--- Records supplied ---
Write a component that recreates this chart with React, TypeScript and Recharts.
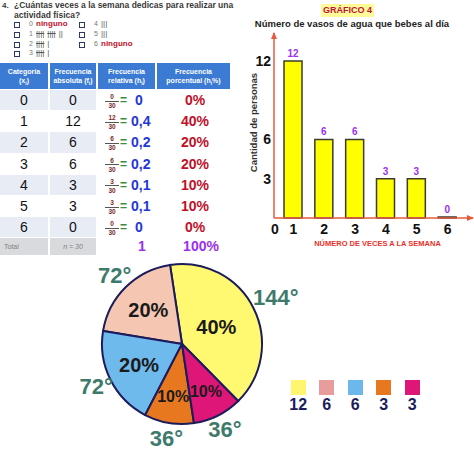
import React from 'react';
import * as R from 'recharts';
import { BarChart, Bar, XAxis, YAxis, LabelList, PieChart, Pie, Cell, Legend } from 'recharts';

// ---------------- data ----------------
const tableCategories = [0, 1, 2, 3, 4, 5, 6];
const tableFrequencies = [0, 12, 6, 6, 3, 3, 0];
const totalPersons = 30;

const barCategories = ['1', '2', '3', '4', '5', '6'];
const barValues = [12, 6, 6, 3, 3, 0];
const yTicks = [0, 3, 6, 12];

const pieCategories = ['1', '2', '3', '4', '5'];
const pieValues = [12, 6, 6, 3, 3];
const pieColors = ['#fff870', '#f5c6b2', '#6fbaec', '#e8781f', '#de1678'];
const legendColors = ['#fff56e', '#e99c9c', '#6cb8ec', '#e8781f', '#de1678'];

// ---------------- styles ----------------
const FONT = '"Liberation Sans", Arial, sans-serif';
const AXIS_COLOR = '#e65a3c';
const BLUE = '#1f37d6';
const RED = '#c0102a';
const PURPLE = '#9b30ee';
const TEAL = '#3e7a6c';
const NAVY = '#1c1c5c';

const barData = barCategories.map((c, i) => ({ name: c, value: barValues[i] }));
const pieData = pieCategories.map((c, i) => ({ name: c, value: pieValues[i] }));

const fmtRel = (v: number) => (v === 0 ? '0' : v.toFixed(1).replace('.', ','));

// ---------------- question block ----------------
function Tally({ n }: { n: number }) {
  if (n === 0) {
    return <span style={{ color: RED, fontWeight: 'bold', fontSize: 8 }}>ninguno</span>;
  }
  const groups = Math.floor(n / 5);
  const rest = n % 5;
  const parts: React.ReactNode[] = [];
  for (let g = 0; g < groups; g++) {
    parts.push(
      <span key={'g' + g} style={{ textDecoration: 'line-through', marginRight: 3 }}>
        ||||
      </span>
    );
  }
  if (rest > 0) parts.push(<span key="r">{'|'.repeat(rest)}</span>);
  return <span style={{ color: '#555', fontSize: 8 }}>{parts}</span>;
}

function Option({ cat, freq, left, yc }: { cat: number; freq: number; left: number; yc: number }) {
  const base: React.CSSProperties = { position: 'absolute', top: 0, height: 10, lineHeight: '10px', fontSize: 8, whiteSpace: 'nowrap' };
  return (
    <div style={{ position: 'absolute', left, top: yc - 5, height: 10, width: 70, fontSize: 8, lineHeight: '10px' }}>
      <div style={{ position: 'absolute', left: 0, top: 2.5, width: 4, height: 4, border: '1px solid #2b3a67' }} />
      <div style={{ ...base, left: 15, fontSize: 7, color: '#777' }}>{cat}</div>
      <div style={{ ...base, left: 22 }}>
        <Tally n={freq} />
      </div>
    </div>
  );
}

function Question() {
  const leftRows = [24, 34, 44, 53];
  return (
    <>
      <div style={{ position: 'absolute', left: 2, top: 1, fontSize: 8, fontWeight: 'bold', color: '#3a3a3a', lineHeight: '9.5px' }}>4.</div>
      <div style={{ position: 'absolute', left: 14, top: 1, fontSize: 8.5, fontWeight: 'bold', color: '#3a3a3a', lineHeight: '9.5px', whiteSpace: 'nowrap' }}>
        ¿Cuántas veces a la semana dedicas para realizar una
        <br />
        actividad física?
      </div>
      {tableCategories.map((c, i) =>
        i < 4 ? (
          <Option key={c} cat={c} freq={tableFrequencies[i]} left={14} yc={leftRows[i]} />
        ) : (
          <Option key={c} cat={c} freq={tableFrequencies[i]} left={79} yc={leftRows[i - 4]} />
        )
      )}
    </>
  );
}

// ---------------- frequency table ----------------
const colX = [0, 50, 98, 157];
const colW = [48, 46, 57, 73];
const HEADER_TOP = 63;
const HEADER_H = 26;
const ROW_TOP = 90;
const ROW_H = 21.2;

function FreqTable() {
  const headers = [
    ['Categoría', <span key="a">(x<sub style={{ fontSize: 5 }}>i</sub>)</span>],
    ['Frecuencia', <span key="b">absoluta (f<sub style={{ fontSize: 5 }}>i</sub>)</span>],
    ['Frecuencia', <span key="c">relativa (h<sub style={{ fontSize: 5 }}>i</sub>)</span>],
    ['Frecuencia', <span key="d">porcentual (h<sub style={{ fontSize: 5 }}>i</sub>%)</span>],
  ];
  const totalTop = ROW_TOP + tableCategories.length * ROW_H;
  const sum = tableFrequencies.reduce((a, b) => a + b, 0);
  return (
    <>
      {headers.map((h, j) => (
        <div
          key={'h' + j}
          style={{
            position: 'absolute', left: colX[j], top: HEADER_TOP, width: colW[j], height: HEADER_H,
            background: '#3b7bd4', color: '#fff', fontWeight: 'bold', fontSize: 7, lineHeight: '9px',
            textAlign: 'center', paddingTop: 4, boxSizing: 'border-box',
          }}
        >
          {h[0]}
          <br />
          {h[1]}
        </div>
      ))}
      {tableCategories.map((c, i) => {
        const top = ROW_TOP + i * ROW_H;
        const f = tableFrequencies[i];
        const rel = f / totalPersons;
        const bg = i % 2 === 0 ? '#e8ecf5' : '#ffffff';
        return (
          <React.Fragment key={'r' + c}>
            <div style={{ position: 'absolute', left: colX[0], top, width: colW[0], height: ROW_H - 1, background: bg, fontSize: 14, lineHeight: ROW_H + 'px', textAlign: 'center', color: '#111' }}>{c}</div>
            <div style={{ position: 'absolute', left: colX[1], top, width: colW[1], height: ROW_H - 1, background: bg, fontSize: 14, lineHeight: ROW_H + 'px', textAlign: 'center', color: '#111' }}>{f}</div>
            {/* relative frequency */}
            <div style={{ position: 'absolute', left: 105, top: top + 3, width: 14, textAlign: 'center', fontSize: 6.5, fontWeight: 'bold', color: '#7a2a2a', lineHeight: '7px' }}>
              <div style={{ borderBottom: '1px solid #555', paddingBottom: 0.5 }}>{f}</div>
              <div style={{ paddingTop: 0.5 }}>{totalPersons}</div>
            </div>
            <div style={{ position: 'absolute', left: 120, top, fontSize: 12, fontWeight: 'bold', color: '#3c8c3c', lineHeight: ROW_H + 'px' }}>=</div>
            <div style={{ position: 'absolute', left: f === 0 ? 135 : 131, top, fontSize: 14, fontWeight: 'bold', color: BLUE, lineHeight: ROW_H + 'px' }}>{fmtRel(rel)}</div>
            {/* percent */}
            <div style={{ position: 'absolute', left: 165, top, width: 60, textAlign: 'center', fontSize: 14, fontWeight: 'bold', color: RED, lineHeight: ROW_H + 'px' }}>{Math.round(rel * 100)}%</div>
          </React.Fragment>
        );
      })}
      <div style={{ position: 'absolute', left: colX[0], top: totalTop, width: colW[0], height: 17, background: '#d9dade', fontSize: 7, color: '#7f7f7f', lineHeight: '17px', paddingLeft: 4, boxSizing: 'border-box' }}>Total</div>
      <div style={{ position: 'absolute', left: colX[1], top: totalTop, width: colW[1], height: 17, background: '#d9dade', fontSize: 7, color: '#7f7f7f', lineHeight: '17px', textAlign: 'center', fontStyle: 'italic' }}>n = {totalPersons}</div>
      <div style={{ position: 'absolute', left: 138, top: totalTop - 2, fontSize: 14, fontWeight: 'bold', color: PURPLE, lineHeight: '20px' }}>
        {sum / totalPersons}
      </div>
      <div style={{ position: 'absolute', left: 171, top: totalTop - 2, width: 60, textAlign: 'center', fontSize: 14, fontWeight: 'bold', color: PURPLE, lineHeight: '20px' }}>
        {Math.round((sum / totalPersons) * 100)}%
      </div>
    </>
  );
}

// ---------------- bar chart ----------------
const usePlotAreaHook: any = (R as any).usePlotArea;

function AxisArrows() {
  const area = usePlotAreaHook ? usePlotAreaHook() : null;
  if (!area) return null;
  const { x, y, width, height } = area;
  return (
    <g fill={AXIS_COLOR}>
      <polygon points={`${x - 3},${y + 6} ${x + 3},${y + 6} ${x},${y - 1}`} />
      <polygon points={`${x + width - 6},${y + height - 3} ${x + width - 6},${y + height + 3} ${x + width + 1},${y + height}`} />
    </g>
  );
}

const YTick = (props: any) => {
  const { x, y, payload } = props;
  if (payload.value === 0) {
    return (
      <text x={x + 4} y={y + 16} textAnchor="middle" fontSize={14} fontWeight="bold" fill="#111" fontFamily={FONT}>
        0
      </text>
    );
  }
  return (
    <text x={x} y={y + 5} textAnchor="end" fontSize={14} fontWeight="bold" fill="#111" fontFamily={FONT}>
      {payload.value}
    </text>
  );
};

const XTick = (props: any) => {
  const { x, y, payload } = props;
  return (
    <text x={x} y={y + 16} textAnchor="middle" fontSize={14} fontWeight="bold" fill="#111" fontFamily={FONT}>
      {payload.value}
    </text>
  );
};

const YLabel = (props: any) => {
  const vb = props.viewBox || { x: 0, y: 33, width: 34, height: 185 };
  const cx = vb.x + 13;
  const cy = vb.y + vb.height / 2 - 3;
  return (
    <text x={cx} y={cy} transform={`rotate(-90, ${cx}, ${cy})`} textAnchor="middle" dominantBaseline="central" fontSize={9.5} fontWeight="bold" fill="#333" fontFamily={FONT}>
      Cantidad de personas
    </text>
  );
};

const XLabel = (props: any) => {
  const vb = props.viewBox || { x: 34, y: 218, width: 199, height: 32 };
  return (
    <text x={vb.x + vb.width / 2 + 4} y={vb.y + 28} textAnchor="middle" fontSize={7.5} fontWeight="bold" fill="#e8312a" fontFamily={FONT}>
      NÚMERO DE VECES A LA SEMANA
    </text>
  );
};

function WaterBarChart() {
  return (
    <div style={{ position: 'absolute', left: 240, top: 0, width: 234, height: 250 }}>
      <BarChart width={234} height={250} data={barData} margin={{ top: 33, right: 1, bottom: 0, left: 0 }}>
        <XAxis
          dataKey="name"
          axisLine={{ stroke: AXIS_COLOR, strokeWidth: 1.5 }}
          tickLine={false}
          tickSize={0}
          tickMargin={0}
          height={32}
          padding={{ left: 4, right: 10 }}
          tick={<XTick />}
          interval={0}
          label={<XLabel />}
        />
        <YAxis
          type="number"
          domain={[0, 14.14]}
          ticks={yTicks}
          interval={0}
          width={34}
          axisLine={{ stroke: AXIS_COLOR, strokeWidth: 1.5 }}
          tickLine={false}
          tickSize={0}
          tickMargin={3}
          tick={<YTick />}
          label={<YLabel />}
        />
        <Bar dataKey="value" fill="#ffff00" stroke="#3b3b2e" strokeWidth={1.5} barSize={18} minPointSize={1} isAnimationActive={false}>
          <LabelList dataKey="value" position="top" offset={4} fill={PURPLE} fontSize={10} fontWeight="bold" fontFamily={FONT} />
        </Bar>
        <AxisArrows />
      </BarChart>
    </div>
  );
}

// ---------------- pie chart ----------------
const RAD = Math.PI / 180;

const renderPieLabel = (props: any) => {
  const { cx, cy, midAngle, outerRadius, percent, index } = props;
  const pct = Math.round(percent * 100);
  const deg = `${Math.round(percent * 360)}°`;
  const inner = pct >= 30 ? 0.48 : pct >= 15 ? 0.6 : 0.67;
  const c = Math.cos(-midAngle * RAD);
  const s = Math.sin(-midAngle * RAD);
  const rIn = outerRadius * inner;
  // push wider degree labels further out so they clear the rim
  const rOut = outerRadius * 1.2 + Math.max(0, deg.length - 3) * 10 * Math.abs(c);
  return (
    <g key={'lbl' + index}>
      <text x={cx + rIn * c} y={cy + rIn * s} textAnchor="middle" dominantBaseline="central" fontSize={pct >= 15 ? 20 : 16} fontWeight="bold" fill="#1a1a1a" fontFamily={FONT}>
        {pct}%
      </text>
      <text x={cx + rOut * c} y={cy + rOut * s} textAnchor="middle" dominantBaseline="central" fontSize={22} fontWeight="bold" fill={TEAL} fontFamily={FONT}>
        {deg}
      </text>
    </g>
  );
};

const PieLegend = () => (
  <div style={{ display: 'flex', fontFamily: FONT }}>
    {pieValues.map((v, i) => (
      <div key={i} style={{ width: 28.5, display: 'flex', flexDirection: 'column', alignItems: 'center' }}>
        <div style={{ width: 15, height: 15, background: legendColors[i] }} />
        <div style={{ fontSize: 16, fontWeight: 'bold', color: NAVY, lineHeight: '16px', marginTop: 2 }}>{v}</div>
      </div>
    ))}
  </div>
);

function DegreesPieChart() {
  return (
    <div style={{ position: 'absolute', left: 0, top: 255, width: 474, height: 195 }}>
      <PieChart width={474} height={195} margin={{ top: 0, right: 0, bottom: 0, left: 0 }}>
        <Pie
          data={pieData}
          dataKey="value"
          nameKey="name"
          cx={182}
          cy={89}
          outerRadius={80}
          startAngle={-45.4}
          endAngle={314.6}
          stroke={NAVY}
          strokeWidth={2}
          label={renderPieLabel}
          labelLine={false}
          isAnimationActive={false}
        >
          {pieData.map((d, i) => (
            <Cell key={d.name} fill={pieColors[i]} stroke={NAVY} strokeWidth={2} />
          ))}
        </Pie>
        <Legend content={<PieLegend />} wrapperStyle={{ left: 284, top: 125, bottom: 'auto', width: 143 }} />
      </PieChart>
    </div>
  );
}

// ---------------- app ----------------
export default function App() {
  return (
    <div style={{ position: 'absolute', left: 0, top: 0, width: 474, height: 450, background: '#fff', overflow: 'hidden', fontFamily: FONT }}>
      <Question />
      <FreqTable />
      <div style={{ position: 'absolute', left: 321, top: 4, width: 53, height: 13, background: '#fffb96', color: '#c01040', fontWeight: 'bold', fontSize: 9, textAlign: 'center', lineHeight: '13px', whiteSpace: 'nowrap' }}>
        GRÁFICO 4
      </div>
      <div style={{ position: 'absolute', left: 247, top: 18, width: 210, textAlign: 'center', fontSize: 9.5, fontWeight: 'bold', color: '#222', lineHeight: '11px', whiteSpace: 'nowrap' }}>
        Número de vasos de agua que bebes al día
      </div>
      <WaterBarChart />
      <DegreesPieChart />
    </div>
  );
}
* * *
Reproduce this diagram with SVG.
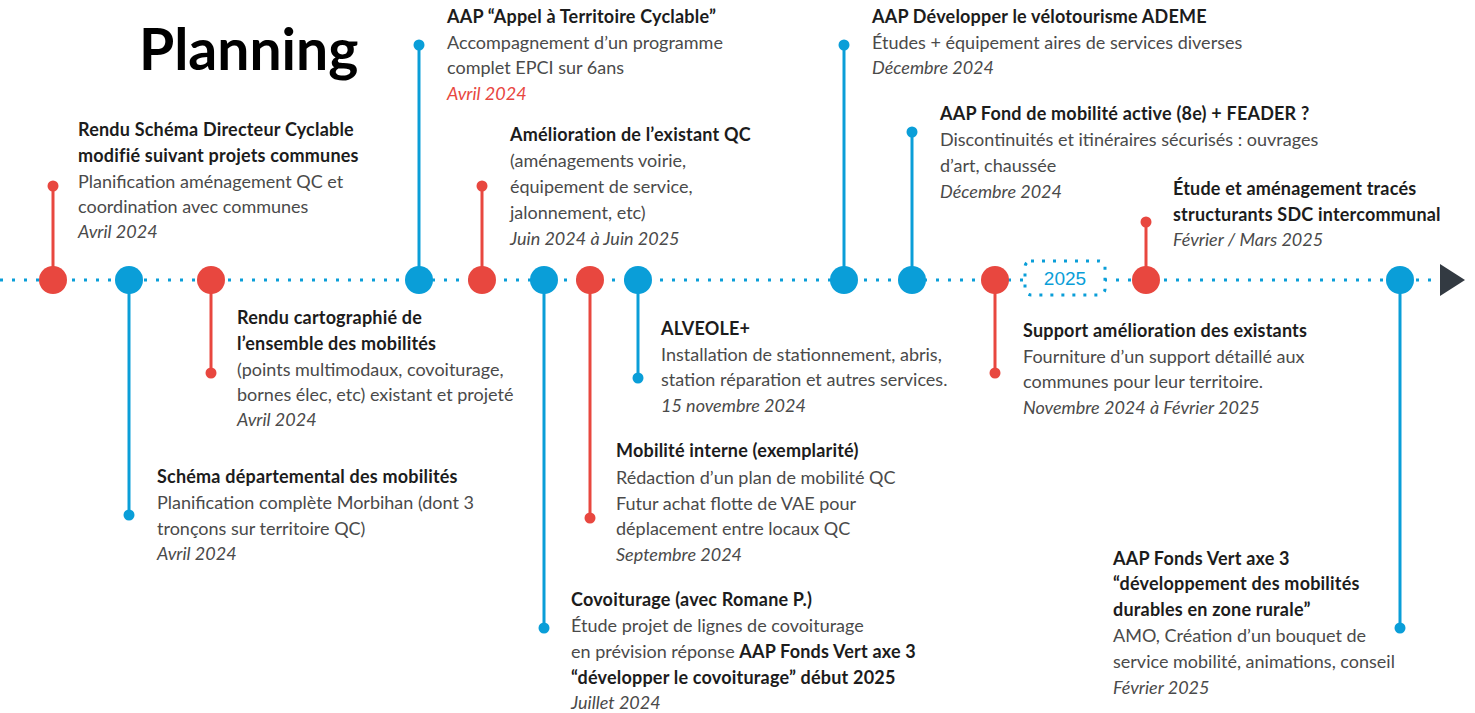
...
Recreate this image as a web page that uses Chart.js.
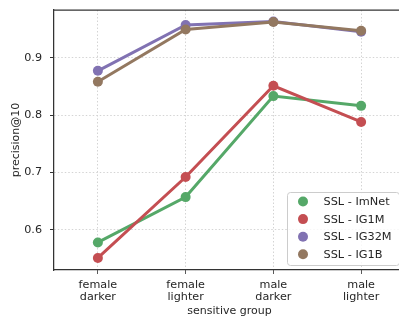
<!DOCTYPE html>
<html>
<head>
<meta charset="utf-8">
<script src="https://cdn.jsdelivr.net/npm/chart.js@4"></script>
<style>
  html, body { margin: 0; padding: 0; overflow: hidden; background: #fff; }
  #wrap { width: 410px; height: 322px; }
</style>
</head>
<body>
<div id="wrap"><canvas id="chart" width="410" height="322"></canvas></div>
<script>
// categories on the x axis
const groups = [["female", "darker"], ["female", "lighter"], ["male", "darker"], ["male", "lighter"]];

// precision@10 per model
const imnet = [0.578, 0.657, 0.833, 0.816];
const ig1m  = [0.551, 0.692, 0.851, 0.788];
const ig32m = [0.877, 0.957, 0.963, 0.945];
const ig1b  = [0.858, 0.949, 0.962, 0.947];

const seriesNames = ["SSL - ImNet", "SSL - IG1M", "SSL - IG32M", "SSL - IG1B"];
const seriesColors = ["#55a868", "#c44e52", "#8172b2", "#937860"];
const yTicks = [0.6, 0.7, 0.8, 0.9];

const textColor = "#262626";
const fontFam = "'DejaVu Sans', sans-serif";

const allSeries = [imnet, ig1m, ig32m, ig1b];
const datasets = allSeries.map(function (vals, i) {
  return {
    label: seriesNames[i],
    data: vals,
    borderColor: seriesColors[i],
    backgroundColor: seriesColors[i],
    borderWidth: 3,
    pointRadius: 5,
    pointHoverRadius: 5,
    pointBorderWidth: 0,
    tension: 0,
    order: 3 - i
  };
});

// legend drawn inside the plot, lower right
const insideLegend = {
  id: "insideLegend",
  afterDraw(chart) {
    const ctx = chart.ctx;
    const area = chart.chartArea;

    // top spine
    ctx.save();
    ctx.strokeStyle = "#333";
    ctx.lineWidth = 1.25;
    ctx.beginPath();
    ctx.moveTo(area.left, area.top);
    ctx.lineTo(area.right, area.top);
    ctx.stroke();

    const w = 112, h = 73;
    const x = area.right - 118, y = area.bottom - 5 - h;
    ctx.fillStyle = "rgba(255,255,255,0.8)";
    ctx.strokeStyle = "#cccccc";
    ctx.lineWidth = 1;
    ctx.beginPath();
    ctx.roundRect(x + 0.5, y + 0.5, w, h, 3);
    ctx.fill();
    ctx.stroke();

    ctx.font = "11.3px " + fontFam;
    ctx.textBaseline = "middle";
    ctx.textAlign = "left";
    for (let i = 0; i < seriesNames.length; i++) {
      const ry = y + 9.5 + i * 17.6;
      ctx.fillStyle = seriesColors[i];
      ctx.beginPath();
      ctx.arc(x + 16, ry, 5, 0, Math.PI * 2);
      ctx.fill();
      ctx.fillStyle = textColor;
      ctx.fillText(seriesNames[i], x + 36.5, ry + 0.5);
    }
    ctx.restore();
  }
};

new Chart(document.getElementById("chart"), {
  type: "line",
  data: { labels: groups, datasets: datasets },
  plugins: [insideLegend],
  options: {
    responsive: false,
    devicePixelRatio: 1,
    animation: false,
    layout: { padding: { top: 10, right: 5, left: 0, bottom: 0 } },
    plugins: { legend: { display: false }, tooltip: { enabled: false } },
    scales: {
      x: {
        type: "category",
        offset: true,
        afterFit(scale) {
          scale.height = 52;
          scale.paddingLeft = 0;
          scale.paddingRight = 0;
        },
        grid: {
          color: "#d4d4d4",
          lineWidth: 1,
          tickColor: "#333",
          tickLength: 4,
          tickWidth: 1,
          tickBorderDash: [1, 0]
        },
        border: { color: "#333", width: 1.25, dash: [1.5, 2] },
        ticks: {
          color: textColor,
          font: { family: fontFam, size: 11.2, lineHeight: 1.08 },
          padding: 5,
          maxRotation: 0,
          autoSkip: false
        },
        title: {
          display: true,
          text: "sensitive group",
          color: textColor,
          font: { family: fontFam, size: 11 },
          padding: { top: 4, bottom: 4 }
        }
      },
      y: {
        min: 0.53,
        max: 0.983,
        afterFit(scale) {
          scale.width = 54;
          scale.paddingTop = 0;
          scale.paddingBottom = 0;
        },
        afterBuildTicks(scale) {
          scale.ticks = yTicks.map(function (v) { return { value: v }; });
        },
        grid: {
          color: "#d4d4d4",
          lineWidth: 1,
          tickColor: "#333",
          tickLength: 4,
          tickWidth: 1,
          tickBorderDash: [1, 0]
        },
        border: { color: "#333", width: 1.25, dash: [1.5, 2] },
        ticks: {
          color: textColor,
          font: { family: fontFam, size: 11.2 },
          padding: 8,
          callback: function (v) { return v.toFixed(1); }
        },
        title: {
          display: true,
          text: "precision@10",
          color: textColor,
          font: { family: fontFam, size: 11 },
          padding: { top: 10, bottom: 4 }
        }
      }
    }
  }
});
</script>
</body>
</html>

--- Problem details ---
Only the lines from the one containing "Write a component" down to the one containing "const totalPersons = 30;" should be copied, exactly and with both ends kept. Drop the pictures.

--- Written answer ---
Write a component that recreates this chart with React, TypeScript and Recharts.
import React from 'react';
import * as R from 'recharts';
import { BarChart, Bar, XAxis, YAxis, LabelList, PieChart, Pie, Cell, Legend } from 'recharts';

// ---------------- data ----------------
const tableCategories = [0, 1, 2, 3, 4, 5, 6];
const tableFrequencies = [0, 12, 6, 6, 3, 3, 0];
const totalPersons = 30;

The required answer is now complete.